Our first stop was the Sonoma Overlook. The dips, peaks and dramatic crags of the Mayacamas Mountains are more pronounced after the Valley fire exposed so much of the mountains’ countenance.
“On clear days, you can see the ocean from here,” Seperas said.
“This stop is also known as ‘Little Alaska,’ since it gets so cold and windy in winter,” Conant added. We were driving over 24-inch effluent pipes that originated in Santa Rosa, he said. A maze of monster-size 48-inch pipes, made of carbon steel, ran up the side of the road.
Next up was the Burned Mountain fumaroles, openings in the Earth’s crust that emit steam and gases. Here we were reminded that Earth has a fire in its belly — water meets the super-heated rock below the surface, and steam rises up through the fumaroles and all along both sides of the road.
It was surprising to learn that a perennial native grass, geysers dicanthelium, thrives in the sulfuric, heated environment here.
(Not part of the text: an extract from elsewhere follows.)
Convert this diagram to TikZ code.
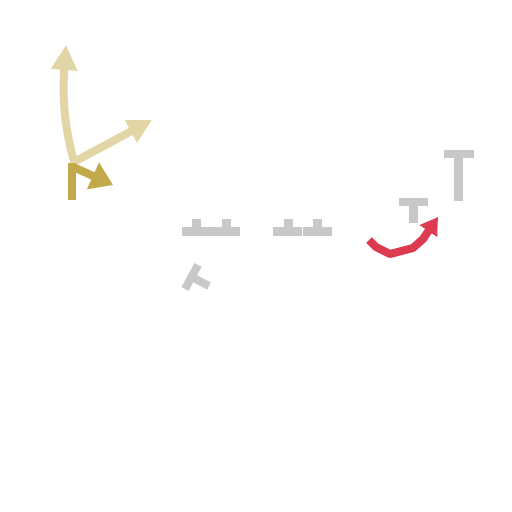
\documentclass[tikz,border=0pt]{standalone}
\usetikzlibrary{arrows.meta}
\definecolor{lighttan}{HTML}{E2D6A7}
\definecolor{darktan}{HTML}{C2A94A}
\definecolor{jointgray}{HTML}{C8C8C8}
\definecolor{redarrow}{HTML}{DC3B50}
\tikzset{
  shaft/.style={line width=8pt},
  jointpart/.style={fill=jointgray, draw=none},
}
\begin{document}
\begin{tikzpicture}[x=1pt,y=-1pt]
\useasboundingbox (0,0) rectangle (512,512);
% light tan frame axes
\draw[shaft, lighttan, -{Triangle[length=25pt,width=25pt]}] (74,162) .. controls (65,128) and (62,100) .. (66,45);
\draw[shaft, lighttan, -{Triangle[length=24pt,width=24pt]}] (74,162) -- (152,120);
% dark tan
\draw[shaft, darktan] (72,200) -- (72,163);
\draw[shaft, darktan, -{Triangle[length=22pt,width=28pt]}] (71,166) -- (113,185);
% joints row
\foreach \bx/\tx in {182/192, 211/222, 273/284, 303/313}{
  \fill[jointpart] (\bx,227) rectangle ++(29,9);
  \fill[jointpart] (\tx,219) rectangle ++(9,8);
}
% rotated T
\draw[jointgray, line width=8pt] (185,289) -- (198,265);
\draw[jointgray, line width=8pt] (192,277) -- (209,286);
% small T
\fill[jointpart] (399,198) rectangle (428,206);
\fill[jointpart] (409,206) rectangle (418,223);
% large T
\fill[jointpart] (444,150) rectangle (474,158);
\fill[jointpart] (454,158) rectangle (463,201);
% red arrow
\draw[shaft, redarrow, line join=round, -{Triangle[length=17pt,width=20pt]}] (369,240) -- (376,247) -- (390,254) -- (413,248) -- (423,239) -- (438,217);
\end{tikzpicture}
\end{document}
This area proves too hot for most plants to handle; however, this hardy grass has found a way to make use of the hot steam vents.
After the grass seeds have dispersed, the plants germinate at high temperatures. Other flora that have evolved to thrive in the greenish serpentine and red volcanic rock soils of The Geysers’ ridges include glandular western flax, snow mountain buckwheat and Morrison’s jewel flower, which pay no heed to the low calcium and high heavy metals of these unique soils.
A history of electricity
The first electricity was generated at The Geysers in the 1920s, when John C. Grant used a small steam-engine generator to produce the electricity. He acquired a lease for The Geysers Resort and hoped to generate electrical power from steam to sell to Healdsburg and Cloverdale.
Beginning in the 1950s, the rocky outcrops at The Geysers sported a crazy-quilt of steam-drilling companies. Today, the Calpine Corporation is the predominant drilling company, with about 300 employees.
During the 1970s and 1980s, the water in Earth’s reservoir proved to have limits, forcing out some drilling companies. Steam pressure to the power plants decreased, as more steam was directed to the power plants than could be replaced in The Geysers natural reservoirs.
In a win-win to allow for a continued abundance of steam to flow and to solve Lake and Sonoma counties’ wastewater dilemmas, two large-scale wastewater injection projects were created. In 1990, Geysers operators, Lake County and the California Energy Commission collaborated to identify a source of wastewater from Lake County. The project is called the Southeast Geysers Effluent Pipeline and now includes 40 miles of pipeline to deliver effluent to The Geysers.